Zu mir als Psychotherapeut kommen viele Menschen, die ein schlechtes Gewissen haben, wenn sie mal „nein“ sagen, eine unberechtigte Erwartung und Forderung anderer zurückweisen; oder wenn sie selber eine angemessene Forderung an andere stellen, sich selber das nehmen, was sie brauchen - ohne Gier. Sie haben oft nicht gelernt, sich genug wichtig zu nehmen, sich als wertvoll zu sehen, zu sehen, dass sie das, was sie brauchen, verdient haben, und dass es menschenunwürdige Zustände gibt, die sie nicht verdient haben. Für sie ist diese Geschichte vom Apfelbaum geschrieben, als Hilfe zum Umlernen.
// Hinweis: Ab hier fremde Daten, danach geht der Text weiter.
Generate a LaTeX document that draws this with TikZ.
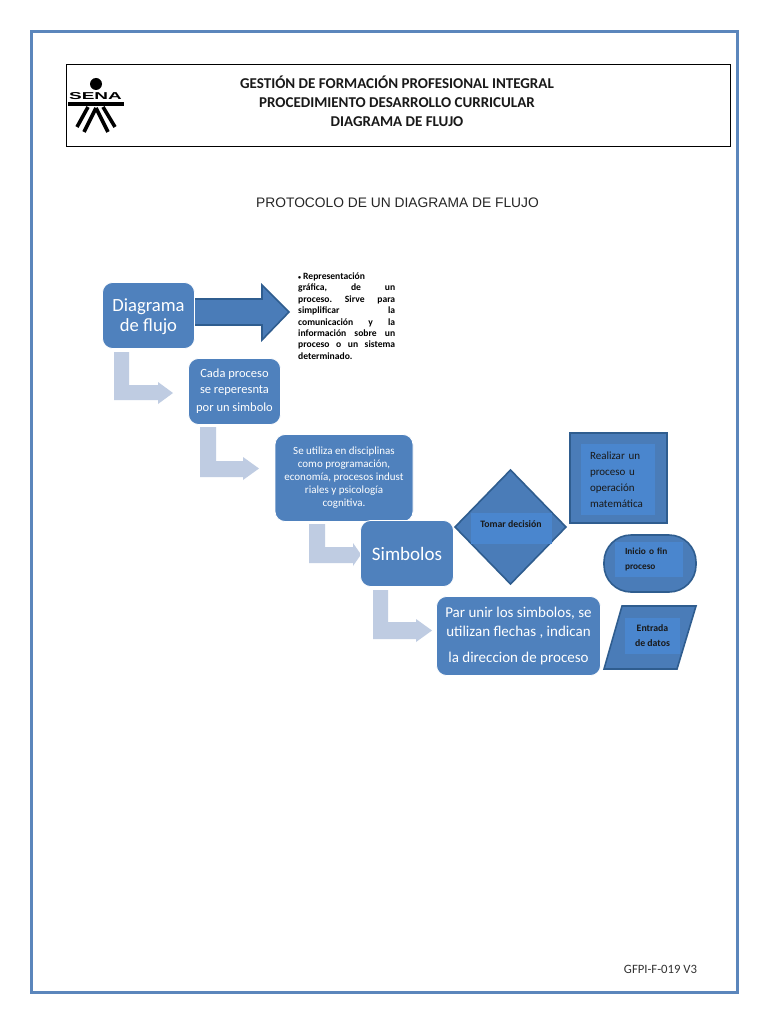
\documentclass[tikz,border=0pt]{standalone}
\usepackage{fontspec}
\setmainfont{Carlito}
\newfontfamily\arialfont{Liberation Sans}
\definecolor{frameblue}{HTML}{5B86BC}
\definecolor{boxblue}{HTML}{4F81BD}
\definecolor{shapeblue}{HTML}{4A7CB8}
\definecolor{edgeblue}{HTML}{2F5D8F}
\definecolor{innerblue}{HTML}{4A86CE}
\definecolor{paleblue}{HTML}{BFCCE2}
\newcommand{\bentarrow}[8]{% x1 x2 ytop yhoriz ybottom xhead yheadtop yheadbot
  \fill[paleblue] (#1,#3) -- (#2,#3) -- (#2,#4) -- (#6,#4) -- (#6,#7) -- (\tipx,{(#7+#8)/2}) -- (#6,#8) -- (#6,#5) -- (#1,#5) -- cycle;}
\begin{document}
\begin{tikzpicture}[x=1pt,y=-1pt,
  flowbox/.style={draw=white,line width=0.8pt,fill=boxblue,rounded corners=10pt,text=white,align=center,inner sep=0pt},
  symbol/.style={draw=edgeblue,line width=1.6pt,fill=shapeblue},
  inner/.style={fill=innerblue,inner ysep=0pt,align=left,text=black!90},
  logopart/.style={line width=3.6pt,draw=black}]
\useasboundingbox (0,0) rectangle (768,1024);
\fill[white] (0,0) rectangle (768,1024);
\node[draw=frameblue,line width=3pt,minimum width=706pt,minimum height=960pt,inner sep=0pt] (frame) at (384,512) {};
\node[draw=black,line width=0.9pt,minimum width=664pt,minimum height=82pt,inner sep=0pt] (header) at (398,105) {};
% logo
\fill[black] (96,84) circle (6);
\node[inner sep=0pt] (sena) at (95.5,96.5) {\arialfont\bfseries\fontsize{10}{10}\selectfont\addfontfeature{FakeStretch=1.9}SENA};
\fill[black] (68,102.5) rectangle (124,106.5);
\draw[logopart] (88,107) -- (77,127);
\draw[logopart] (96,108) -- (84,132);
\draw[logopart] (96,108) -- (108,132);
\draw[logopart] (103,107) -- (115,127);
% titles
\node[font=\fontsize{15}{19}\selectfont\bfseries,align=center,text=black!90,inner sep=0pt] (title) at (397,101) {GESTIÓN DE FORMACIÓN PROFESIONAL INTEGRAL\\PROCEDIMIENTO DESARROLLO CURRICULAR\\DIAGRAMA DE FLUJO};
\node[font=\arialfont\fontsize{13.8}{17}\selectfont,text=black!85,inner sep=0pt] (subtitle) at (397.5,203) {PROTOCOLO DE UN DIAGRAMA DE FLUJO};
% bent arrows
\def\tipx{173}\bentarrow{114}{129}{352}{385}{400}{158}{382}{404}
\def\tipx{259}\bentarrow{200}{216}{427}{461}{477}{243}{457}{480}
\def\tipx{361}\bentarrow{309}{325}{524}{547}{563}{353}{543}{566}
\def\tipx{432}\bentarrow{373}{388}{590}{622}{639}{416}{619}{642}
% big arrow
\draw[symbol] (190,299) -- (262,299) -- (262,285) -- (289,312) -- (262,340) -- (262,325) -- (190,325) -- cycle;
% boxes
\node[flowbox,minimum width=92pt,minimum height=66pt,font=\fontsize{18.6}{20.5}\selectfont] (flujo) at (148.5,315.5) {\rule{0pt}{15pt}Diagrama\\de flujo};
\node[flowbox,minimum width=92pt,minimum height=66pt,font=\fontsize{12.5}{16}\selectfont] (cada) at (234.5,391.5) {Cada proceso\\se reperesnta\\[2pt]por un simbolo};
\node[flowbox,minimum width=138pt,minimum height=87pt,font=\fontsize{11}{13}\selectfont] (utiliza) at (344,478) {Se utiliza en disciplinas\\como programación,\\economía, procesos indust\\riales y psicología\\cognitiva.};
\node[flowbox,minimum width=93pt,minimum height=66pt,font=\fontsize{19}{22}\selectfont] (simb) at (407,553.5) {Simbolos};
\node[flowbox,minimum width=164pt,minimum height=79pt,font=\fontsize{15}{18.5}\selectfont] (par) at (518.5,636) {Par unir los simbolos, se\\utilizan flechas , indican\\[8pt]la direccion de proceso};
% bullet text
\node[inner sep=0pt,text width=97pt,align=justify,anchor=north west,font=\fontsize{9.6}{11.4}\selectfont\bfseries] (desc) at (298,272.5) {\tolerance=9999\hbadness=10000\hangindent=5pt\hangafter=1\leavevmode\hbox to 5pt{\fontsize{6}{6}\selectfont\textbullet\hss}Representación\\gráfica,\hfill de\hfill un\\proceso.\hfill Sirve\hfill para\\simplificar\hfill la\\comunicación\hfill y\hfill la\\información\hfill sobre\hfill un\\proceso\hfill o\hfill un\hfill sistema\\determinado.};
% symbols
\node[symbol,draw,shape=rectangle,minimum width=97pt,minimum height=90pt,inner sep=0pt] (rect) at (618.5,478) {};
\node[inner,inner xsep=9pt,minimum height=71pt,text width=56pt,font=\fontsize{11}{16}\selectfont] (recttext) at (618,479.5) {Realizar un\\proceso u\\operación\\matemática};
\draw[symbol] (510.5,470) -- (566,527) -- (510.5,584) -- (455,527) -- cycle;
\node[inner,inner sep=0pt,minimum width=81pt,minimum height=31pt] (decbox) at (511.5,528.5) {};
\node[font=\fontsize{9.8}{10}\selectfont\bfseries,inner sep=0pt,text=black!90] (declabel) at (511,524) {Tomar decisión};
\node[symbol,draw,minimum width=92pt,minimum height=57pt,rounded corners=27pt,inner sep=0pt] (stad) at (650,563.5) {};
\node[inner,inner xsep=10pt,minimum height=35pt,text width=48pt,font=\fontsize{9.3}{14.5}\selectfont\bfseries] (stadtext) at (649,559.5) {Inicio o fin\\proceso};
\draw[symbol] (622,606) -- (696,606) -- (677,669) -- (604,669) -- cycle;
\node[inner,inner xsep=0pt,minimum width=55pt,minimum height=36pt,font=\fontsize{9.8}{14.5}\selectfont\bfseries,align=center] (paratext) at (652.5,635.5) {Entrada\\de datos};
% footer
\node[font=\fontsize{12.7}{14}\selectfont,text=black!80,inner sep=0pt] (code) at (660.5,969.5) {GFPI-F-019 V3};
\end{tikzpicture}
\end{document}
Nicht nur, um zu lernen, dass es ihnen erlaubt ist, dass sie sich selbst erlauben dürfen, sich angemessen auch um sich selbst zu kümmern, angemessen auch für sich selbst zu sorgen, sondern dass sie darüber hinaus dazu gewissermaßen sogar verpflichtet sind, dass sie damit ihrer ersten und wichtigsten Verantwortung gerecht werden.